The bill has not properly contemplated the changes to the Fisheries Act, the Environmental Assessment Act, or the changes to the Species at Risk Act. The bill is out of control through the false notion that we will create jobs through waste and haste.

I remind people that it is now 20 years since the Westray disaster in which 26 men died. There was no environmental review at that time, as it was back in 1988 when the project was approved, but there were warnings. The experts in the department of mines said that the area was too high in methane, but no, the local politicians and some federal politicians wanted those jobs. They wanted them so badly that they overrode expert advice. They said that they had to get that Westray mine built come hell or high water, that they would do it and that they did not want to hear complaints about causes or what might happen to get in the way. Therefore, federal money flowed. We created a bomb and put men in it, and 26 men died.
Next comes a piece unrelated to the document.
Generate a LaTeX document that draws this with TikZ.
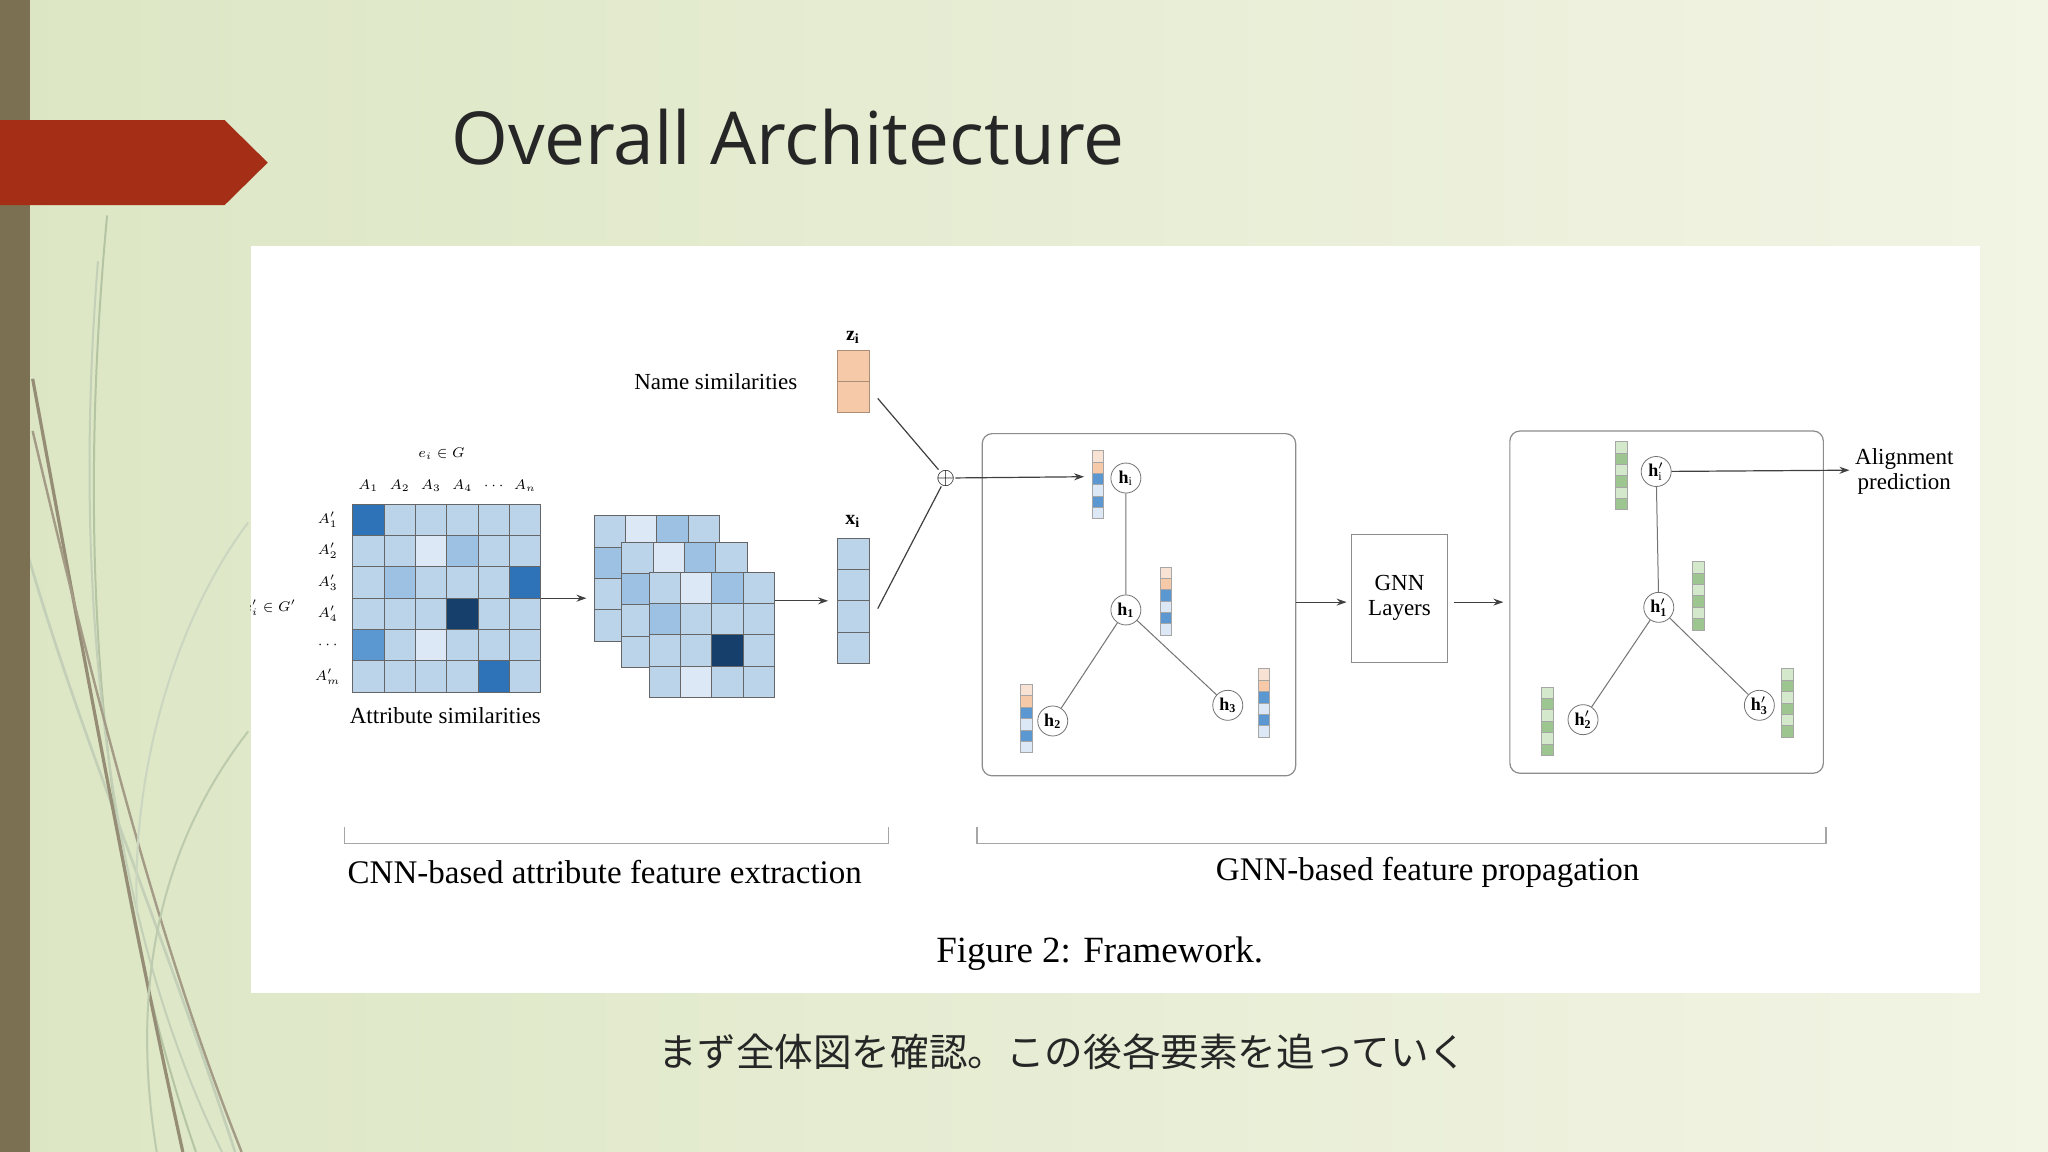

Now we are creating another kind of bomb. The first speaker on the bill was not the Minister of Finance, but the Minister of Natural Resources who brought forward all the reasons to change the scheme. He said that we must hurry as there was no time to waste. He quoted from the International Energy Agency on the current state of fossil fuel requirements around the world, but he never quoted the warning from the International Energy Agency that if we did not act on the climate crisis, it would soon be too late. The quote from the International Energy Agency from earlier this year is this, “Delaying action is a false economy. As each year passes without clear signals to drive investment in clean energy, the ‘lock-in’ of high-carbon infrastructure is making it harder and more expensive to meet our energy security and climate goals”. We must change direction. This bill is putting pedal to the metal to go as fast as possible to a very large brick wall.

Going back to the bomb we built for the men at Westray, we are now building a climate bomb, a carbon bomb. The proposed legislation is so wrong-headed it must be withdrawn in its entirety.